Which is better?
We researched AWS SageMaker, but in the end, we chose Databricks.
Databricks is a Unified Analytics Platform designed to accelerate innovation projects. It is based on Spark so it is very fast. It is ideal for big data projects, especially cloud-based ones. The software runs Spark in the background, so this translates into simpler operations and reduced costs. We use it for data warehousing, real-time monitoring, and data governance. It features SQL, is very user-friendly, and is very adaptable for a variety of use cases. You can also use it for data engineering, machine learning, AI, and other data science projects.
It is great for scheduled and ad hoc jobs, too. In summary, it allows you the opportunity to enjoy a ready-to-use Spark environment without having to configure it. It also supports multiple languages, like Python, Java, and R.
The most critical downside is that Databricks doesn’t have a data backup feature. It gets tricky with load times, which are quite inconsistent. Another thing they could improve is the lack of explanation in error messages.
We looked into AWS SageMaker, and it is a solid option for teams working more with machine learning and machine learning operations. It supports Jupyter notebooks and multiple languages and libraries.
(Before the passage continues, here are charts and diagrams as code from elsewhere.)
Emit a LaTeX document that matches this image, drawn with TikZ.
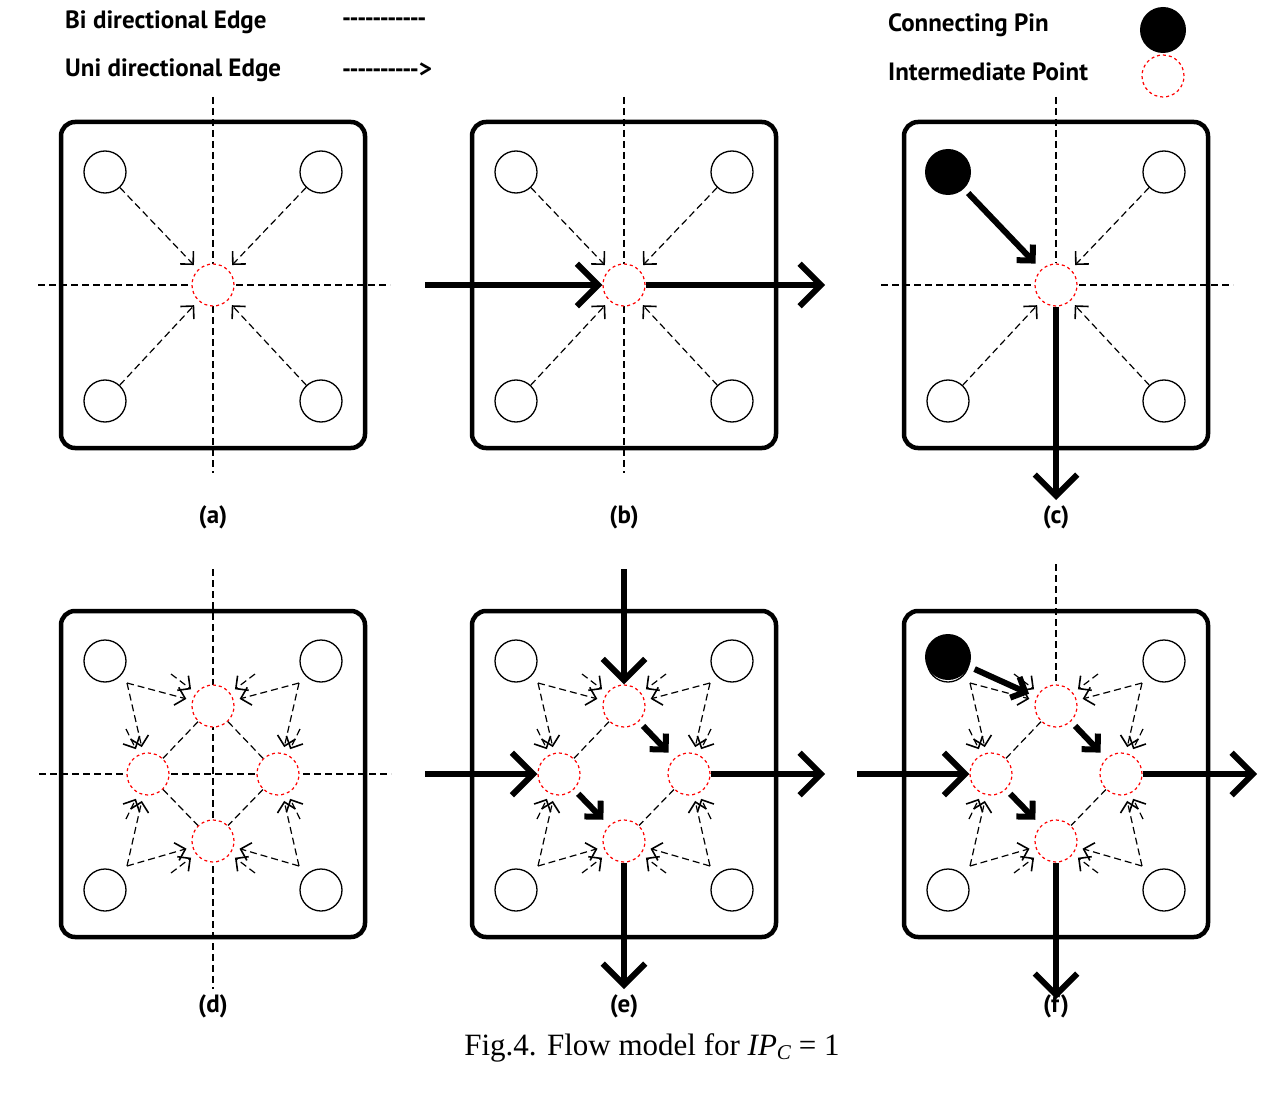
\documentclass[tikz,border=0pt]{standalone}
\usepackage{fontspec}
\setmainfont{Liberation Serif}
\newfontfamily\labfont{PT Sans}
\usetikzlibrary{arrows.meta,backgrounds}

\tikzset{
    box/.style={line width=4.5pt, rounded corners=14pt},
    pad/.style={circle, draw, line width=1.3pt, minimum size=42pt, inner sep=0pt},
    ip/.style={circle, draw=red, dashed, line width=1.2pt, fill=white, minimum size=42pt, inner sep=0pt},
    pin/.style={circle, fill=black, minimum size=46pt, inner sep=0pt},
    bi/.style={dashed, line width=1.2pt, dash pattern=on 7pt off 4pt},
    uni/.style={bi, -{Straight Barb[angle=90:13pt, line width=1.6pt]}, shorten >=6pt},
    flow/.style={line width=6pt, -{Straight Barb[angle=90:30pt, line width=6pt]}},
    hop/.style={line width=6pt, -{Straight Barb[angle=90:16pt, line width=6pt]}, shorten >=8pt, shorten <=6pt},
    lab/.style={font=\labfont\bfseries\fontsize{25}{28}\selectfont, inner sep=0pt},
}

\begin{document}
\begin{tikzpicture}[x=1pt, y=-1pt]
    \useasboundingbox (0,0) rectangle (1267,1110);

    % legend
    \node[lab, anchor=west] (bitext) at (65,22) {Bi directional Edge};
    \node[lab, anchor=west] (unitext) at (65,70) {Uni directional Edge};
    \node[lab, anchor=west] (bidash) at (342,22) {-----------};
    \node[lab, anchor=west] (unidash) at (342,70) {---------->};
    \node[lab, anchor=west] (pintext) at (888,25) {Connecting Pin};
    \node[lab, anchor=west] (iptext) at (888,72) {Intermediate Point};
    \node[pin] (legpin) at (1163,30) {};
    \node[ip] (legip) at (1163,76) {};

    % boxes, pads and captions
    \foreach \n/\cx/\cy in {a/213/285, b/624/285, c/1056/285, d/213/774, e/624/774, f/1056/774} {
        \draw[box] (\cx-152,\cy-163) rectangle (\cx+152,\cy+163);
        \node[pad] (\n1) at (\cx-108,\cy-113) {};
        \node[pad] (\n2) at (\cx+108,\cy-113) {};
        \node[pad] (\n3) at (\cx-108,\cy+116) {};
        \node[pad] (\n4) at (\cx+108,\cy+116) {};
        \node[lab] (\n cap) at (\cx,\cy+232) {(\n)};
    }

    % one intermediate point
    \foreach \n/\cx/\cy in {a/213/285, b/624/285, c/1056/285} {
        \node[ip] (\n0) at (\cx,\cy) {};
        \coordinate (\n N) at (\cx,\cy-188);
        \coordinate (\n S) at (\cx,\cy+188);
        \coordinate (\n W) at (\cx-175,\cy);
        \coordinate (\n E) at (\cx+177,\cy);
    }
    \foreach \n in {a, b} {
        \foreach \k in {1, ..., 4}
            \draw[uni] (\n\k) -- (\n0);
    }
    \foreach \k in {2, 3, 4}
        \draw[uni] (c\k) -- (c0);
    \begin{scope}[on background layer]
        \draw[bi] (aN) -- (aS);
        \draw[bi] (aW) -- (aE);
        \draw[bi] (bN) -- (bS);
        \draw[bi] (cW) -- (cE);
        \draw[bi] (cN) -- (c0);
    \end{scope}
    \draw[flow] ([xshift=-24pt]bW) -- (b0);
    \draw[flow] (b0) -- ([xshift=24pt]bE);
    \node[pin] (cpin) at (948,172) {};
    \draw[hop] (cpin) -- (c0);
    \draw[flow] (c0) -- ([yshift=-27pt]cS);

    % four intermediate points
    \foreach \n/\cx/\cy in {d/213/774, e/624/774, f/1056/774} {
        \node[ip] (\n t) at (\cx,\cy-68) {};
        \node[ip] (\n l) at (\cx-65,\cy) {};
        \node[ip] (\n r) at (\cx+65,\cy) {};
        \node[ip] (\n b) at (\cx,\cy+67) {};
        \coordinate (\n v1) at (\cx-86,\cy-91);
        \coordinate (\n v2) at (\cx+86,\cy-91);
        \coordinate (\n v3) at (\cx-86,\cy+92);
        \coordinate (\n v4) at (\cx+86,\cy+92);
        \coordinate (\n N) at (\cx,\cy-210);
        \coordinate (\n S) at (\cx,\cy+215);
        \coordinate (\n W) at (\cx-199,\cy);
        \coordinate (\n E) at (\cx+201,\cy);
        \draw[uni] (\n v1) -- (\n t);
        \draw[uni] (\n v1) -- (\n l);
        \draw[uni] (\n v2) -- (\n t);
        \draw[uni] (\n v2) -- (\n r);
        \draw[uni] (\n v3) -- (\n b);
        \draw[uni] (\n v3) -- (\n l);
        \draw[uni] (\n v4) -- (\n b);
        \draw[uni] (\n v4) -- (\n r);
        \draw[uni] ([shift={(-42,-32)}]\n t.center) -- (\n t);
        \draw[uni] ([shift={(42,-32)}]\n t.center) -- (\n t);
        \draw[uni] ([shift={(-42,32)}]\n b.center) -- (\n b);
        \draw[uni] ([shift={(42,32)}]\n b.center) -- (\n b);
        \draw[uni] ([shift={(-22,-45)}]\n l.center) -- (\n l);
        \draw[uni] ([shift={(-22,45)}]\n l.center) -- (\n l);
        \draw[uni] ([shift={(22,-45)}]\n r.center) -- (\n r);
        \draw[uni] ([shift={(22,45)}]\n r.center) -- (\n r);
        \draw[bi] (\n t) -- (\n l);
        \draw[bi] (\n r) -- (\n b);
    }
    \draw[bi] (dt) -- (dr);
    \draw[bi] (dl) -- (db);
    \begin{scope}[on background layer]
        \draw[bi] ([yshift=-5pt]dN) -- (dS);
        \draw[bi] ([xshift=25pt]dW) -- ([xshift=-23pt]dE);
        \draw[bi] (fN) -- (ft);
    \end{scope}

    % flows
    \draw[flow] ([yshift=-5pt]eN) -- (et);
    \draw[flow] (eW) -- (el);
    \draw[flow] (er) -- (eE);
    \draw[flow] (eb) -- (eS);
    \draw[hop] (et) -- (er);
    \draw[hop] (el) -- (eb);
    \node[pin] (fpin) at (948,657) {};
    \draw[hop] (fpin) -- (ft);
    \draw[hop] (ft) -- (fr);
    \draw[hop] (fl) -- (fb);
    \draw[flow] (fW) -- (fl);
    \draw[flow] (fr) -- (fE);
    \draw[flow] (fb) -- ([yshift=-10pt]fS);

    % caption
    \node[font=\fontsize{31}{34}\selectfont] (title) at (652,1048)
        {Fig.4. Flow model for \textit{IP}\raisebox{-0.3ex}{\fontsize{21}{21}\selectfont\textit{C}} = 1};
\end{tikzpicture}
\end{document}
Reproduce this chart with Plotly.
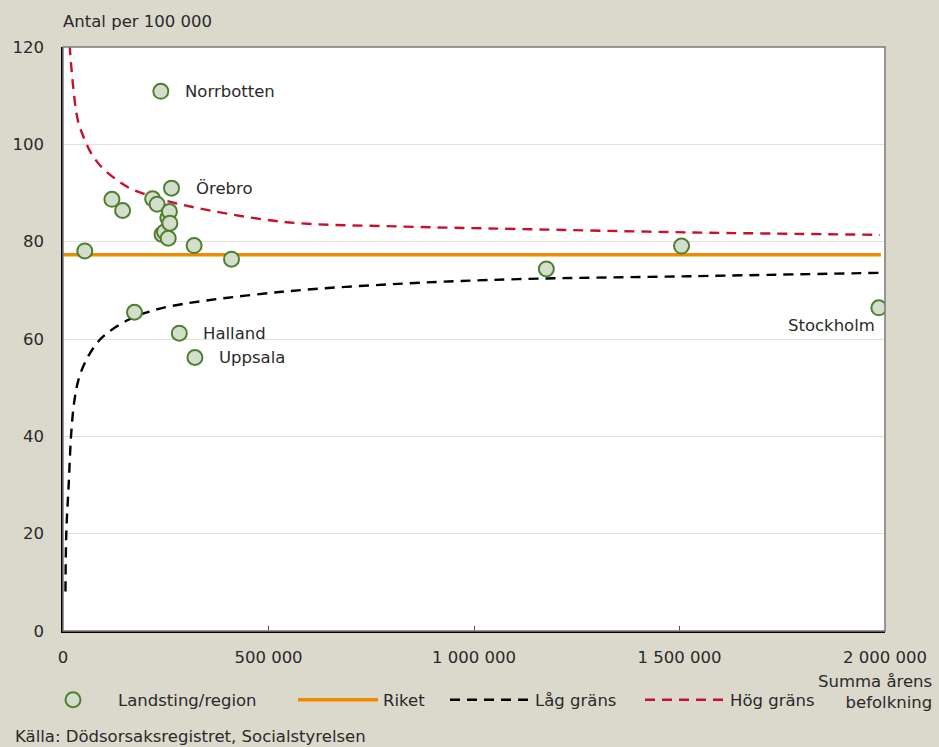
import plotly.graph_objects as go

# Data: landsting/regioner (population sum, rate per 100 000)
pop = [53000, 119000, 145000, 174000, 218000, 229000, 238000, 241000, 247000,
       255000, 256000, 259000, 260000, 264000, 283000, 319000, 321000, 410000,
       1176000, 1505000, 1985000]
rate = [78.1, 88.7, 86.4, 65.5, 88.8, 87.7, 110.9, 81.5, 82.0,
        84.9, 80.7, 86.2, 83.8, 91.0, 61.2, 79.2, 56.2, 76.4,
        74.4, 79.1, 66.4]
names = ["", "", "", "", "", "", "Norrbotten", "", "",
         "", "", "", "", "Örebro", "Halland", "", "Uppsala", "",
         "", "", "Stockholm"]

riket_x = [0, 1990000]
riket_y = [77.3, 77.3]

low_x = [6000, 8000, 14000, 20000, 28000, 40000, 61000, 89000, 117000, 158000,
         198000, 265000, 533000, 832000, 1107000, 1527000, 1988000]
low_y = [8.1, 20.1, 30.3, 40.6, 47.5, 52.3, 56.4, 59.8, 61.8, 63.9,
         65.3, 66.8, 69.7, 71.4, 72.3, 72.9, 73.6]

high_x = [16000, 24000, 36000, 53000, 69000, 93000, 129000, 162000, 198000,
          274000, 533000, 832000, 1107000, 1527000, 1988000]
high_y = [120.4, 112.5, 105.0, 100.9, 98.1, 95.4, 92.8, 91.0, 89.8,
          87.9, 84.1, 83.1, 82.6, 81.9, 81.4]

x_ticks = [0, 500000, 1000000, 1500000, 2000000]
x_ticktext = ["0", "500 000", "1 000 000", "1 500 000", "2 000 000"]
y_ticks = [0, 20, 40, 60, 80, 100, 120]

FONT = "DejaVu Sans"
FS = 16.5
TXT = "#2a2a2a"
BG = "#dbd8cc"

fig = go.Figure()

fig.add_trace(go.Scatter(
    x=low_x, y=low_y, mode="lines", name="Låg gräns",
    line=dict(color="black", width=2.4, dash="10px,7px", shape="spline"),
    legend="legend3"))
fig.add_trace(go.Scatter(
    x=high_x, y=high_y, mode="lines", name="Hög gräns",
    line=dict(color="#c8102e", width=2.4, dash="10px,7px", shape="spline"),
    legend="legend4"))
fig.add_trace(go.Scatter(
    x=riket_x, y=riket_y, mode="lines", name="Riket",
    line=dict(color="#f08a00", width=3.5), legend="legend2"))
fig.add_trace(go.Scatter(
    x=pop, y=rate, mode="markers", name="Landsting/region",
    marker=dict(size=15, color="#d3dfcc", line=dict(color="#4f8030", width=2)),
    legend="legend"))

# Labels for named regions
for px, ry, nm in zip(pop, rate, names):
    if not nm:
        continue
    if nm == "Stockholm":
        fig.add_annotation(x=px, y=ry, text=nm, showarrow=False,
                           xanchor="right", yanchor="middle", xshift=-2, yshift=-18,
                           font=dict(family=FONT, size=FS, color=TXT))
    else:
        fig.add_annotation(x=px, y=ry, text=nm, showarrow=False,
                           xanchor="left", yanchor="middle", xshift=22,
                           font=dict(family=FONT, size=FS, color=TXT))

# Plot frame (top/right grey)
fig.add_shape(type="rect", xref="paper", yref="paper", x0=0, y0=0, x1=1, y1=1,
              line=dict(color="#7a7a7a", width=1.5), layer="above")

fig.add_annotation(xref="paper", yref="paper", x=-0.0024, y=1.043,
                   text="Antal per 100 000", showarrow=False,
                   xanchor="left", yanchor="middle",
                   font=dict(family=FONT, size=FS, color=TXT))
fig.add_annotation(xref="paper", yref="paper", x=1.0593, y=-0.1045,
                   text="Summa årens<br>befolkning", showarrow=False, align="right",
                   xanchor="right", yanchor="middle",
                   font=dict(family=FONT, size=FS, color=TXT))
fig.add_annotation(xref="paper", yref="paper", x=-0.0605, y=-0.1815,
                   text="Källa: Dödsorsaksregistret, Socialstyrelsen", showarrow=False,
                   xanchor="left", yanchor="middle",
                   font=dict(family=FONT, size=FS, color=TXT))

leg_common = dict(orientation="h", xref="container", yref="container",
                  yanchor="middle", y=1 - 700 / 747, bgcolor="rgba(0,0,0,0)",
                  font=dict(family=FONT, size=FS, color=TXT), itemwidth=80,
                  borderwidth=0)

fig.update_layout(
    width=939, height=747,
    paper_bgcolor=BG, plot_bgcolor="white",
    margin=dict(l=60, r=53, t=47, b=116),
    font=dict(family=FONT, size=FS, color=TXT),
    showlegend=True,
    legend=dict(x=28 / 939, **leg_common),
    legend2=dict(x=293 / 939, **leg_common),
    legend3=dict(x=445 / 939, **leg_common),
    legend4=dict(x=640 / 939, **leg_common),
    xaxis=dict(range=[0, 2000000], tickvals=x_ticks, ticktext=x_ticktext,
               showgrid=False, zeroline=False, showline=True, linecolor="black",
               linewidth=1.5, ticks="inside", ticklen=5, tickcolor="#555",
               ticklabelstandoff=10, fixedrange=True),
    yaxis=dict(range=[0, 120], tickvals=y_ticks, showgrid=True,
               gridcolor="#e3e0d8", gridwidth=1, zeroline=False, showline=True,
               linecolor="black", linewidth=1.5, ticks="", ticklabelstandoff=14,
               fixedrange=True),
)

fig.write_html(
    "out.html",
    config={"displayModeBar": False},
    post_script="document.body.style.margin='0';document.body.style.padding='0';"
                "document.documentElement.style.overflow='hidden';",
)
The system is cloud-based, and they have a pay-as-you-go pricing model,
One advantage of SageMaker is that you can choose multiple servers to train your ML models, and all data and projects are stored in S3. But it is hard for a new data scientist or someone without strong programming expertise. Also, if you need AWS SageMaker for other models that are not ML, you’ll have difficulty integrating them. Finally, we find it takes too long to run large data sets.
While AWS SageMaker is improving, the slow pace for big data sets made it impractical for us. We prefer Databricks.
Hello community members,
There are many Data Science Platforms available. Which platform would you recommend that can handle large amounts of data? Why?